* _What you need to do_: Give back only the lines from the one that contains "Give me the" through the one that contains "const citrusRacoon = [79.1, 65.2, 44.5, 34.9, 16.9];", word for word and without images.

* _Plotting code records_:
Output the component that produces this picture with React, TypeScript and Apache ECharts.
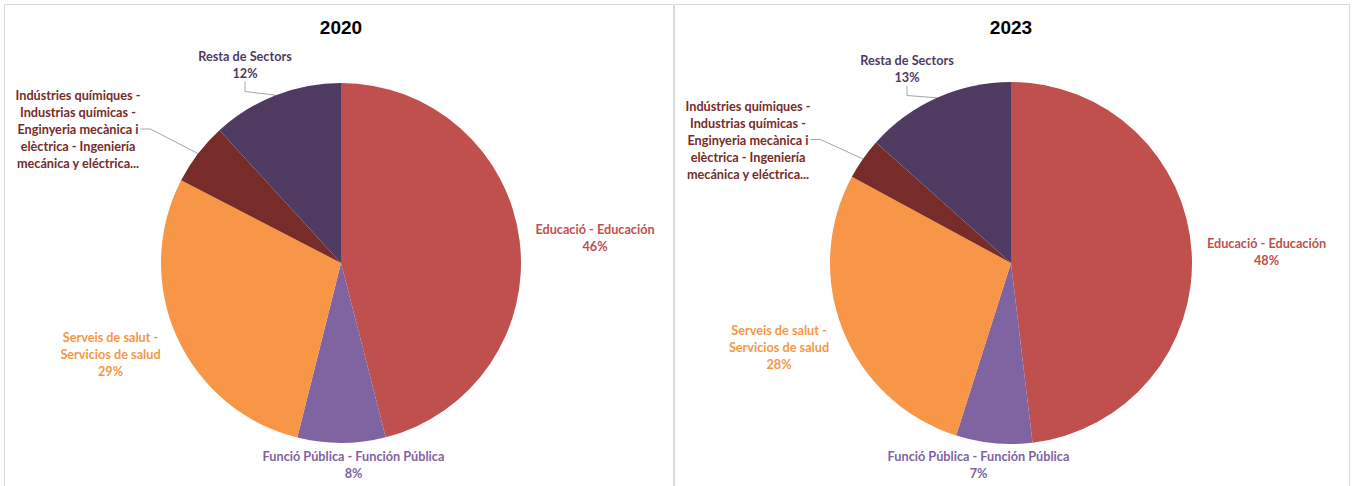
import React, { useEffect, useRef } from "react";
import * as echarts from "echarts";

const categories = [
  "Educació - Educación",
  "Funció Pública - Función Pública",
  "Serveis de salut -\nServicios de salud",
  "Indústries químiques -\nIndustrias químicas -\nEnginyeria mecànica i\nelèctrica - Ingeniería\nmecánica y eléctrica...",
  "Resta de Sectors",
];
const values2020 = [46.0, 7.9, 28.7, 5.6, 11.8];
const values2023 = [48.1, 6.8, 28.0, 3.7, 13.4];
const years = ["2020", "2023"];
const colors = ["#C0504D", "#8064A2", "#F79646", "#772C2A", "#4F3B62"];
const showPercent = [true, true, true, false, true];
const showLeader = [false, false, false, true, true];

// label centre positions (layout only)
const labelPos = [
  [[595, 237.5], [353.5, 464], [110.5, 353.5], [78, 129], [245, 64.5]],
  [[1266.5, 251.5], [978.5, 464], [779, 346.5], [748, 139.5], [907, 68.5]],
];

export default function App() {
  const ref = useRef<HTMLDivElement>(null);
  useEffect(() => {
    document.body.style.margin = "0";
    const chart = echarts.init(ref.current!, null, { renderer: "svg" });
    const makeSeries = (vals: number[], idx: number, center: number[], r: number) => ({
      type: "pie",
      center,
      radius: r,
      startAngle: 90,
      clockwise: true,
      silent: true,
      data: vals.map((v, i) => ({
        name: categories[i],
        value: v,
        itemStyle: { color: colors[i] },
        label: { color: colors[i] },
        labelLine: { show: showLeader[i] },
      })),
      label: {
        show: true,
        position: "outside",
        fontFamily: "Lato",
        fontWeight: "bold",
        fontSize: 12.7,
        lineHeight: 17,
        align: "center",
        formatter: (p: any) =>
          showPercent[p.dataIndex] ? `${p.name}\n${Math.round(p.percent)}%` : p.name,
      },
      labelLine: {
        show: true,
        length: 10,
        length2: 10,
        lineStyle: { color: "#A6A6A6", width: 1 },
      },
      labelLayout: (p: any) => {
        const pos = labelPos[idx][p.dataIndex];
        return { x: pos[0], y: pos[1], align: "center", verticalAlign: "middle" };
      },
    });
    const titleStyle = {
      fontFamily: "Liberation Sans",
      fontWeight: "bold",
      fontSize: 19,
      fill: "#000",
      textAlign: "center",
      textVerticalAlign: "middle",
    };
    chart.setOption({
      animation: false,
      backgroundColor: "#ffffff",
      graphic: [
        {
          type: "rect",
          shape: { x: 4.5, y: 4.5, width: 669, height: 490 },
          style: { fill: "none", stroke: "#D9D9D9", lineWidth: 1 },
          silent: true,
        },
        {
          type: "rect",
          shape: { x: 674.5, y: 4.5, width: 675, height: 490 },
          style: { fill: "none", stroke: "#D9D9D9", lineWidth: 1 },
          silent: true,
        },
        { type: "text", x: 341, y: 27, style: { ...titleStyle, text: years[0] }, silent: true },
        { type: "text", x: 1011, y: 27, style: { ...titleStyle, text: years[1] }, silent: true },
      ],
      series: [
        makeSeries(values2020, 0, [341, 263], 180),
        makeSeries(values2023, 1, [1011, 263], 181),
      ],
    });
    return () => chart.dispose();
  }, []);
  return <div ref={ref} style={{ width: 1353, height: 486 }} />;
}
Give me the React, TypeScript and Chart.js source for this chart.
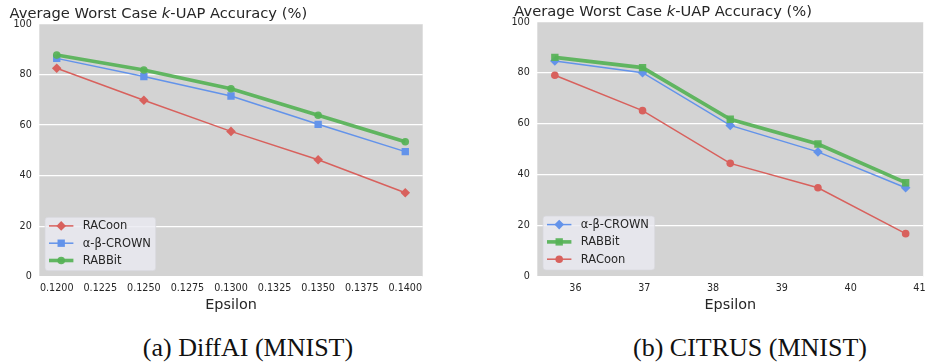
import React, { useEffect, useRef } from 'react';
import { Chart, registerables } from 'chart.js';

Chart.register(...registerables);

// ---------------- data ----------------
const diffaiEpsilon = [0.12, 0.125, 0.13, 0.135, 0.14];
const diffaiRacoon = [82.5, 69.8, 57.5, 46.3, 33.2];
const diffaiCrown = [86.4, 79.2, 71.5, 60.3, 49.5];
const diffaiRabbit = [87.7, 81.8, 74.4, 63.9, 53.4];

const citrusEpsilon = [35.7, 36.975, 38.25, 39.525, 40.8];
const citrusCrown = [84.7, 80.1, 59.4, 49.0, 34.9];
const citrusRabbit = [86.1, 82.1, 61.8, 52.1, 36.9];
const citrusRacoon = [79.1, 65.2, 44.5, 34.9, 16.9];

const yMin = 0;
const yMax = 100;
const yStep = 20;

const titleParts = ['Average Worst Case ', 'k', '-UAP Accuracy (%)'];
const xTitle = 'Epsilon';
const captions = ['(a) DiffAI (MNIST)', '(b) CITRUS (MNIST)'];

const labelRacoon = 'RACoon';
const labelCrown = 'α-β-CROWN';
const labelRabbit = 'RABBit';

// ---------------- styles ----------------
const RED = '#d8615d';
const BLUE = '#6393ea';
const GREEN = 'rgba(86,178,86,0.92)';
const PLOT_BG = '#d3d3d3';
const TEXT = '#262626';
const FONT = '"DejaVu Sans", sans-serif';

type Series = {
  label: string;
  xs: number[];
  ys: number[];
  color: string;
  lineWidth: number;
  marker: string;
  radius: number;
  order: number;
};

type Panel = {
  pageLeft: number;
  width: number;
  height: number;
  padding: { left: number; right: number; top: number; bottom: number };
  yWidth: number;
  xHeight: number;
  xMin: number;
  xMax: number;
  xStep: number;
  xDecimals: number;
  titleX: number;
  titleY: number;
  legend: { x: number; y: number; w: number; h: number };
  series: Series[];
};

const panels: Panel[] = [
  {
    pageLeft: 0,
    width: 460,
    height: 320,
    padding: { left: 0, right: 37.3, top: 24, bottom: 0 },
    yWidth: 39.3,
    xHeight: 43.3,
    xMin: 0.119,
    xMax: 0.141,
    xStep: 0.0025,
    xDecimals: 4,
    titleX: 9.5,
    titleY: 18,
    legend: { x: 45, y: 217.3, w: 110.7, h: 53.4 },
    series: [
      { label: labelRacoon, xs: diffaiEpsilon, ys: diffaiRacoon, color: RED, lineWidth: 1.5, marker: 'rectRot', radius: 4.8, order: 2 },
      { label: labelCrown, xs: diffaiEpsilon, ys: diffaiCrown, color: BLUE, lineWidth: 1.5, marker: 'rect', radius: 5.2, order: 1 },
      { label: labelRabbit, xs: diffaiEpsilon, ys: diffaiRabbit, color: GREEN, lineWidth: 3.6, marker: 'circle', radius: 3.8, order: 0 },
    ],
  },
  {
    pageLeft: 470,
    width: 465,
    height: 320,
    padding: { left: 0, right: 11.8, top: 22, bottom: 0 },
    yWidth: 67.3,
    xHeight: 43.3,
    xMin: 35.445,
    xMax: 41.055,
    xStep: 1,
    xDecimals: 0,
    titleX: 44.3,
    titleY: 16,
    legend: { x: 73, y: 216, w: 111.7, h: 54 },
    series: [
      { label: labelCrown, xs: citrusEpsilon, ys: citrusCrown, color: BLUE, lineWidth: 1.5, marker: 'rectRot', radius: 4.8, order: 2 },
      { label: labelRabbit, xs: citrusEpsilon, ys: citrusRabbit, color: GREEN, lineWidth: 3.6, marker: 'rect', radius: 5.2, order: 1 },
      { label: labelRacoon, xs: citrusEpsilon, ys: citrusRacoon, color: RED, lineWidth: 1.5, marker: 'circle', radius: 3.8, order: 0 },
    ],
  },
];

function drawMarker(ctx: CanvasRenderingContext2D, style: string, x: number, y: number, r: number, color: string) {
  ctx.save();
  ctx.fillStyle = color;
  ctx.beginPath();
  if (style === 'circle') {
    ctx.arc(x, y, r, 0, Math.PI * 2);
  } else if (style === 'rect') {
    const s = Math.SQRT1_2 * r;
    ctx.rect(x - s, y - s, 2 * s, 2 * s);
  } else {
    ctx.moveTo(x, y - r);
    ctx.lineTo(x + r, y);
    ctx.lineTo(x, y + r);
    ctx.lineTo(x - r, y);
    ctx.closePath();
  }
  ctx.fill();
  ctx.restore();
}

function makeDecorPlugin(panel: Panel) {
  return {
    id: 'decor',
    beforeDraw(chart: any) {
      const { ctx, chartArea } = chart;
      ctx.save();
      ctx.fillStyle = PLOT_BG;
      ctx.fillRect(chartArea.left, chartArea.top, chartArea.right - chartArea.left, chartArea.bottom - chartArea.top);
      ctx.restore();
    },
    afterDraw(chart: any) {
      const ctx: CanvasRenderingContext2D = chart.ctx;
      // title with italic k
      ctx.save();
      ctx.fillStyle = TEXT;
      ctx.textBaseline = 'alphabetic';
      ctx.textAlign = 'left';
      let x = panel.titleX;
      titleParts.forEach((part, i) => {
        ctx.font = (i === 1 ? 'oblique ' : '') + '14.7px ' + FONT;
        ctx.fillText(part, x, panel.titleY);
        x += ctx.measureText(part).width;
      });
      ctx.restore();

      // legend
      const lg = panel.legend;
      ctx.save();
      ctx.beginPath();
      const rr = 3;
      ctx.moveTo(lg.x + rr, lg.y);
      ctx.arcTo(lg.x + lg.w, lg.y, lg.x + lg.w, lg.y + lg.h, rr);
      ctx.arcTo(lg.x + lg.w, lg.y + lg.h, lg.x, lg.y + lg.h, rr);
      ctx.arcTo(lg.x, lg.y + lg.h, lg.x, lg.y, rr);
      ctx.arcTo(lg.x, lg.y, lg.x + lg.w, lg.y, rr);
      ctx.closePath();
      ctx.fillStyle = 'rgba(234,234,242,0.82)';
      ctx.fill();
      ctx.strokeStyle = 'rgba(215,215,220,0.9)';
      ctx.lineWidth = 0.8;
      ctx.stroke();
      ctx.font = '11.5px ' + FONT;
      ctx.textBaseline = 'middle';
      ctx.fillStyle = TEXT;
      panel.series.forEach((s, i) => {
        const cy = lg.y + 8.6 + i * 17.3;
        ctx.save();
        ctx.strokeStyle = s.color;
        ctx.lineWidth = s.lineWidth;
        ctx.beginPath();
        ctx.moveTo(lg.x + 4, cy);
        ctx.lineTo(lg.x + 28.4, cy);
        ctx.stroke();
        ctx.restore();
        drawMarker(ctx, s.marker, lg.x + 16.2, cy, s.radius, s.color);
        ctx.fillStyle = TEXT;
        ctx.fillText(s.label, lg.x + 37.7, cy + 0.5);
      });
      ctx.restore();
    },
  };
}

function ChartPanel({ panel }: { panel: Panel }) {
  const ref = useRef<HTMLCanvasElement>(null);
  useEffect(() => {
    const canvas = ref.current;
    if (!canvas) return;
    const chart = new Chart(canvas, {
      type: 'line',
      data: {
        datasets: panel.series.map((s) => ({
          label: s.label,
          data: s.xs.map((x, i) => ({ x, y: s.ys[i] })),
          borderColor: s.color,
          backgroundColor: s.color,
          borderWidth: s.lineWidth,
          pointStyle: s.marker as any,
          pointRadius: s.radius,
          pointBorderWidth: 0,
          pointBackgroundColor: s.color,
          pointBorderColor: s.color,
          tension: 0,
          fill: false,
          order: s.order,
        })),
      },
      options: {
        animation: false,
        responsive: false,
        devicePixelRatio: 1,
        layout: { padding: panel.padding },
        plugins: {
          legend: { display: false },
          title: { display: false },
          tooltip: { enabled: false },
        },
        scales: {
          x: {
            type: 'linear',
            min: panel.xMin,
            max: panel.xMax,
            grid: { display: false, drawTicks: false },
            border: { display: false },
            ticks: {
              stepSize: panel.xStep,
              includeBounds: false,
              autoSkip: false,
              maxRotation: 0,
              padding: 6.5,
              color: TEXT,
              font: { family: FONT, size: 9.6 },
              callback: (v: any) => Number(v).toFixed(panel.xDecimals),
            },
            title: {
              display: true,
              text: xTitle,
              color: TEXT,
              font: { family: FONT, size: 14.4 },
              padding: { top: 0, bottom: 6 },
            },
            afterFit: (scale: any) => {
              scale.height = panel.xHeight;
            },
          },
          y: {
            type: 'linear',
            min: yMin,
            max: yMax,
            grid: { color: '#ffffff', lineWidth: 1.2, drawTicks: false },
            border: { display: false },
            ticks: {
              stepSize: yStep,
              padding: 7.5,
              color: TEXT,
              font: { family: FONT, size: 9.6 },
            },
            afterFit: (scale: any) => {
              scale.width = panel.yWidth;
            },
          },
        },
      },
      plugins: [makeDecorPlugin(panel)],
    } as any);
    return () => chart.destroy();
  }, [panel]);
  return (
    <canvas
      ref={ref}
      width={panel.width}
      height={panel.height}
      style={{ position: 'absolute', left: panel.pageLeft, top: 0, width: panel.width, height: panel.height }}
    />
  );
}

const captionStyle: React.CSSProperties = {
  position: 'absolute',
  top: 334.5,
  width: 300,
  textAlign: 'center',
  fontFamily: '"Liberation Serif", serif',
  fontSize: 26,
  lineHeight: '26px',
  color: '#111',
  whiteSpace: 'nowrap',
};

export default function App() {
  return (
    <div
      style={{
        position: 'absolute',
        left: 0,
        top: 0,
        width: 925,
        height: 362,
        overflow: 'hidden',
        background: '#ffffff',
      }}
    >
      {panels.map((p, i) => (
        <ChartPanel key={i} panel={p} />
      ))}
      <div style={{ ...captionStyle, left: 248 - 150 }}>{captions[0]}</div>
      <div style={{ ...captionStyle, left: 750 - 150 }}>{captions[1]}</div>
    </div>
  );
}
--
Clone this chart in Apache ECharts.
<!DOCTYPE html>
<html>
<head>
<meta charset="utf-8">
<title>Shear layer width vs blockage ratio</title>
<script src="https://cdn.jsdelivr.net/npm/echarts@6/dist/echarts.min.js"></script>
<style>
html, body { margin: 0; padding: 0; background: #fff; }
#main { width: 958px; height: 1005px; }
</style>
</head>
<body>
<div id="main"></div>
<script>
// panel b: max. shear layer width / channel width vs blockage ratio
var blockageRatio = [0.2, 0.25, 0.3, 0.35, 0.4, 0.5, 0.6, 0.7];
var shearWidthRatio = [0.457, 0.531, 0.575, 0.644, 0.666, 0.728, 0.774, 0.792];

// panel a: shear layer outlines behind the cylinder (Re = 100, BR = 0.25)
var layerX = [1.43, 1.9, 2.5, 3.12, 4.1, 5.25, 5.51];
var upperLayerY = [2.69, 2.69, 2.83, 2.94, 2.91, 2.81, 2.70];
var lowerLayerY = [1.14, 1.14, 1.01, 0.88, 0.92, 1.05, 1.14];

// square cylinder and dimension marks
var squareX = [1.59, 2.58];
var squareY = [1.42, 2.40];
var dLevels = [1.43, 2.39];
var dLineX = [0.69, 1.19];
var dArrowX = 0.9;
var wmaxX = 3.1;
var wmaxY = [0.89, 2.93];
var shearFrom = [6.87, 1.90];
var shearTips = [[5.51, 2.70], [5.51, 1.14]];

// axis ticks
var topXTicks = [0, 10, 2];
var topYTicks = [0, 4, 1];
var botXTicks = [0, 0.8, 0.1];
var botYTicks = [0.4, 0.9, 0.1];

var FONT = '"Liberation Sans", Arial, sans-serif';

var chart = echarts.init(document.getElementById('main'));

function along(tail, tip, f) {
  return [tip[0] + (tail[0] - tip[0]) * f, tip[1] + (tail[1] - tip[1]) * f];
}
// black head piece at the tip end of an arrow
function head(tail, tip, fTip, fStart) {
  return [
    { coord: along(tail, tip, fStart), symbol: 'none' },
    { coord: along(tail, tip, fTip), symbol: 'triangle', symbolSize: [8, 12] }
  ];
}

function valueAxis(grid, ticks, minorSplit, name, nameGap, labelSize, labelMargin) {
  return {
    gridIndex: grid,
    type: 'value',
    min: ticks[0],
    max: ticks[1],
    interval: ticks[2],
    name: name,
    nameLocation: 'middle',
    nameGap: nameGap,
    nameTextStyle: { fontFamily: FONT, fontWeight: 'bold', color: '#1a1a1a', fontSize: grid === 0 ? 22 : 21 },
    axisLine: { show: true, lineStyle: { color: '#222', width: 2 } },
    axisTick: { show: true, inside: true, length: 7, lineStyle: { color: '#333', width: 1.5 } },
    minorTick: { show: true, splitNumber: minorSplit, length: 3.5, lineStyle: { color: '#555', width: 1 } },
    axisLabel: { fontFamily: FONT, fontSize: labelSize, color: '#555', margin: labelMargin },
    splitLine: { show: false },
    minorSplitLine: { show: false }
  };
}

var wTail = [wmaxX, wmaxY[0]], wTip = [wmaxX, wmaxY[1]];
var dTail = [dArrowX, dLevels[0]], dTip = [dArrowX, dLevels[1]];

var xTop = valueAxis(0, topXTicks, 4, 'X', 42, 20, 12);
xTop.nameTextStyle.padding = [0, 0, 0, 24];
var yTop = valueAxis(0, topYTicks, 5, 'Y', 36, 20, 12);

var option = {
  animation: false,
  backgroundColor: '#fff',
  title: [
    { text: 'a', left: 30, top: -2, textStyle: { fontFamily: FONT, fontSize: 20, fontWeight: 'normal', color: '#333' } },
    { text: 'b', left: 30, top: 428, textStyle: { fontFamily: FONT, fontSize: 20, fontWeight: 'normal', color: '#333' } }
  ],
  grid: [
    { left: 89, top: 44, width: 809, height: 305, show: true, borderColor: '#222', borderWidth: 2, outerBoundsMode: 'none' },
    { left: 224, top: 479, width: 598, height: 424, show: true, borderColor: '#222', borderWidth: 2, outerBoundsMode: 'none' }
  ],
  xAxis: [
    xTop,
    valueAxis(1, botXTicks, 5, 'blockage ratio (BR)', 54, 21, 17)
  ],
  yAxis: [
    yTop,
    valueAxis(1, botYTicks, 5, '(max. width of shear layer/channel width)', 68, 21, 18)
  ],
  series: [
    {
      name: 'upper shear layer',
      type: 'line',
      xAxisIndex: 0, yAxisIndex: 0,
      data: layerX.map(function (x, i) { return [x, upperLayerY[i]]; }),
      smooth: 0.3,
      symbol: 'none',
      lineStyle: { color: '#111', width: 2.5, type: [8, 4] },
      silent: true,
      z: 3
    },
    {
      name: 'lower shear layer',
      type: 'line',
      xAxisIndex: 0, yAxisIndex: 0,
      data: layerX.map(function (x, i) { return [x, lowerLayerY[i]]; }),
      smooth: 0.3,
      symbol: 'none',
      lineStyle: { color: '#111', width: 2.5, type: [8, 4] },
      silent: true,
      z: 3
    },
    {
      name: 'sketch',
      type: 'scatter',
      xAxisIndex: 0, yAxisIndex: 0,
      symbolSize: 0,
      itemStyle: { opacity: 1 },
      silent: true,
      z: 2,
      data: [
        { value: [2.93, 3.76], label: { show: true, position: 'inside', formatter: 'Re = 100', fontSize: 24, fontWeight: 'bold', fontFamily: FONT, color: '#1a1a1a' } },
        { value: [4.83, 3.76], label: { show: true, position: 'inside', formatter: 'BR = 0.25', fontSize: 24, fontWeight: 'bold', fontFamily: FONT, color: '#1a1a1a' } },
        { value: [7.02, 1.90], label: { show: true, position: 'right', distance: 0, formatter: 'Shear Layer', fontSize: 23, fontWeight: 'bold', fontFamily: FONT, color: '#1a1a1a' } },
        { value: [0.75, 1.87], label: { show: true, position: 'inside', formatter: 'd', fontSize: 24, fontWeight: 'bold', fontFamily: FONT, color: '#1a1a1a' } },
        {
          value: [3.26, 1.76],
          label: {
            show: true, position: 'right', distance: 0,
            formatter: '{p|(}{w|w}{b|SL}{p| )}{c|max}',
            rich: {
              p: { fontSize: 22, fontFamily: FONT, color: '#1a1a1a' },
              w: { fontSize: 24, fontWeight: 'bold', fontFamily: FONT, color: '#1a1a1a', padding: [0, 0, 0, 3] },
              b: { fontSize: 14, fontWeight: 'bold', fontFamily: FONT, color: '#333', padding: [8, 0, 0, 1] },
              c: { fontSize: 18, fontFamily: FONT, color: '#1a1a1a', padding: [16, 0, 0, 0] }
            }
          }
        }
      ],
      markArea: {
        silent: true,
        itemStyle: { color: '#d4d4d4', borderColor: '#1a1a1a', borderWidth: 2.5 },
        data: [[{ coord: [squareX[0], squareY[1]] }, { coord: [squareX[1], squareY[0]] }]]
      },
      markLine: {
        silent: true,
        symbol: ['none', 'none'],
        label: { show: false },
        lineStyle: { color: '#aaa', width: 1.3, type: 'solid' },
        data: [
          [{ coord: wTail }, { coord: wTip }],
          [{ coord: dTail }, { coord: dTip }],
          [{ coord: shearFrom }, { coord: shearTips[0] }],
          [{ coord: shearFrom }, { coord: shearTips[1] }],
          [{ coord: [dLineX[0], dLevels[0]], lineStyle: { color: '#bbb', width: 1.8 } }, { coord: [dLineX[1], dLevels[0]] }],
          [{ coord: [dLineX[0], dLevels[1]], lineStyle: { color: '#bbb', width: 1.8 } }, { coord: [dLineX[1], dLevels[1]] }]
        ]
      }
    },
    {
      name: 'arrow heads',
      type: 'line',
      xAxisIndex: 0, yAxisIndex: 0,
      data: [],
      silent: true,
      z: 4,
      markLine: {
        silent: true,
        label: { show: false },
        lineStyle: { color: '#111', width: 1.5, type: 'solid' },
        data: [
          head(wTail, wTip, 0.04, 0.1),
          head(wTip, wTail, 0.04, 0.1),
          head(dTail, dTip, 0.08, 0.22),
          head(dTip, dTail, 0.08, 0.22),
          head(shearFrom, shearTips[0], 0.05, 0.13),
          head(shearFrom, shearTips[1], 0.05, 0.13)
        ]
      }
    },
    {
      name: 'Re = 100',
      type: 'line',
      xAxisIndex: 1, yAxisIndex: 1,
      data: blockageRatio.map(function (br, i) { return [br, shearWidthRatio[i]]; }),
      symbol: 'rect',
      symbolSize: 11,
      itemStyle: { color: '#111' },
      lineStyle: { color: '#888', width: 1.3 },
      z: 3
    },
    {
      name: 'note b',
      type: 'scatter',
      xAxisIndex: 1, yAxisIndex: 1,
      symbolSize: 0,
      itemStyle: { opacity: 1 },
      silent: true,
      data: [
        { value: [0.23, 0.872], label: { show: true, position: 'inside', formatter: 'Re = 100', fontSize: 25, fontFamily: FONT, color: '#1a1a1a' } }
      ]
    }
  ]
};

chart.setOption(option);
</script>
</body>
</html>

* _Solution to this exercise_:
Give me the React, TypeScript and Chart.js source for this chart.
import React, { useEffect, useRef } from 'react';
import { Chart, registerables } from 'chart.js';

Chart.register(...registerables);

// ---------------- data ----------------
const diffaiEpsilon = [0.12, 0.125, 0.13, 0.135, 0.14];
const diffaiRacoon = [82.5, 69.8, 57.5, 46.3, 33.2];
const diffaiCrown = [86.4, 79.2, 71.5, 60.3, 49.5];
const diffaiRabbit = [87.7, 81.8, 74.4, 63.9, 53.4];

const citrusEpsilon = [35.7, 36.975, 38.25, 39.525, 40.8];
const citrusCrown = [84.7, 80.1, 59.4, 49.0, 34.9];
const citrusRabbit = [86.1, 82.1, 61.8, 52.1, 36.9];
const citrusRacoon = [79.1, 65.2, 44.5, 34.9, 16.9];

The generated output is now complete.